Системы, преследуемые своей систематичностью, завораживают: они ловят смерть как энергию гипнотизма. Так, коллекционерская страсть пытается оцепить и заморозить соблазн, трансформировать его в энергию смерти. Тогда-то в их работе и происходит перебой, который внезапно оказывается соблазнительным. Террор разбивается иронией. Или соблазн подстерегает системы в точке их инерционного сбоя, где они останавливаются, где нет больше никакой запредельности, никакого возможного представления — в точке невозвращения, где траектории замедляются, а объект абсорбируется своей собственной силой сопротивления и своей собственной плотностью. Что происходит в окрестностях этой инерционной точки? Объект здесь искажается подобно солнцу, преломленному в дифферентных слоях у горизонта, расплющивается под собственной массой и перестает подчиняться собственным законам. О подобных инерционных процессах мы ничего не знаем, нам лишь известно, что подстерегает их на краю этой черной дыры: точка невозвращения внезапно становится точкой тотальной обратимости, катастрофы, в которой дуга смерти разрешается в новый эффект соблазна.
III. Политическая судьба соблазна
Страсть правила
Игрок не должен быть больше самой игры.
Именно об этом говорится в "Дневнике обольстителя": в соблазне нет никакого господствующего субъекта, который направлял бы стратегию обольщения. Более того, развертываясь при полном сознании протагонистами используемых в ней средств, стратегия эта подчиняется превосходящему ее правилу игры. Соблазн, ритуальная драма по ту сторону закона, есть разом игра и судьба. Без нарушений правила — ибо связывает их именно правило — участники драмы увлекаются к своему неизбежному концу, и основополагающее обязательство здесь таково: игра должна продолжаться во что бы то ни стало, пусть даже ценой смерти. Игроков связывает с правилом, которое их связывает, род страсти, без которой никакая игра не была бы возможна.

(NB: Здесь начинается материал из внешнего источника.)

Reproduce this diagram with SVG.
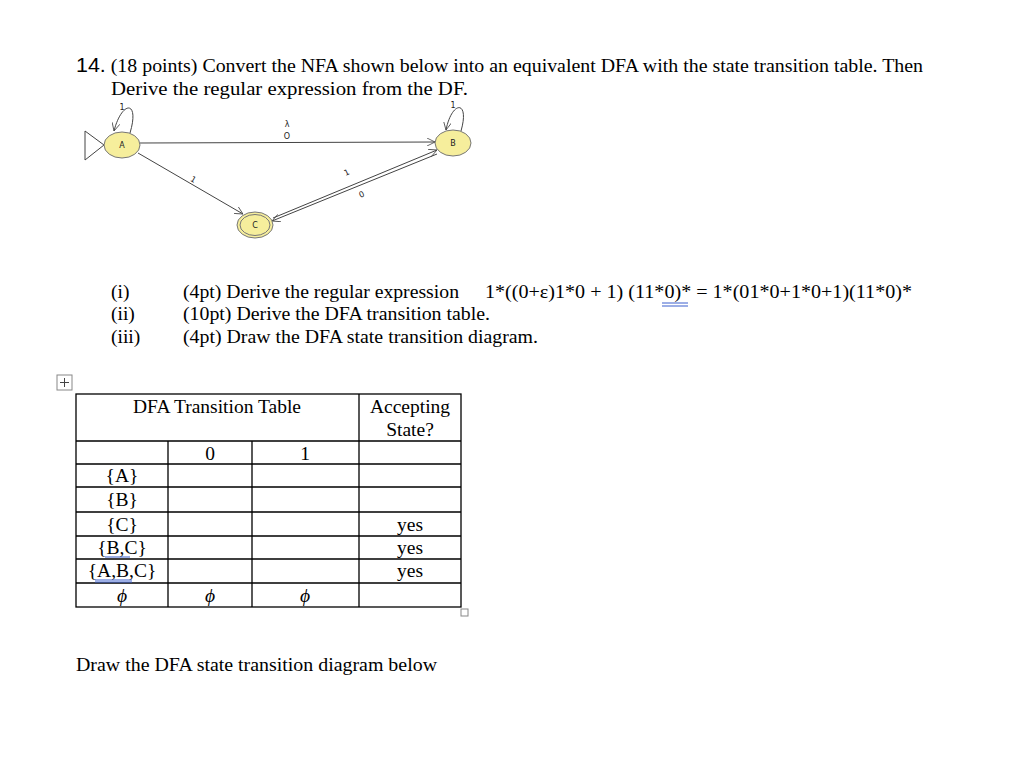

Обычно наша жизнь не оставляет строя Закона, включая сюда и фантазм его упразднения. Запредельность закона видится нам лишь в трансгрессии или снятии запрета, поскольку схема Закона и запрета начальствует и над обратной схемой трансгрессии и освобождения. Но закону противостоит не беззаконие, а Правило.
Правило играет на имманентной взаимосвязи произвольных знаков — Закон опирается на трансцендентную взаимосвязь необходимых знаков. Правило есть циклическая возобновляемость набора условных процедур, Закон — инстанция, основанная на необратимости и непрерывности. Первое принадлежит к строю обязательства, второй — к строю принуждения и запрета. Коль скоро Закон проводит некую разграничительную черту, его трансгрессия возможна и необходима. И напротив, нет никакого смысла «преступать» какое-либо правило игры — в рекуррентной возобновляемое™ цикла нет никакой черты, которую необходимо и возможно было бы пересечь (из игры выбывают, одно очко — и все кончено). Претендуя на то, чтобы быть дискурсивным знаком легальной инстанции, потаенной истины, Закон (социального запрета, кастрации, означающего) повсюду устанавливает запрет, вытеснение, а значит, и разграничение между дискурсом явным и скрытым. Правило, будучи условным, произвольным и лишенным какой-либо тайной истины, не знает ни вытеснения, ни разграничения между явным и скрытым: оно попросту не имеет смысла, оно никуда не подводит — тогда как Закон обладает совершенно определенной финальностью. Бесконечная обратимая цикличность Правила противостоит целенаправленной линейности Закона.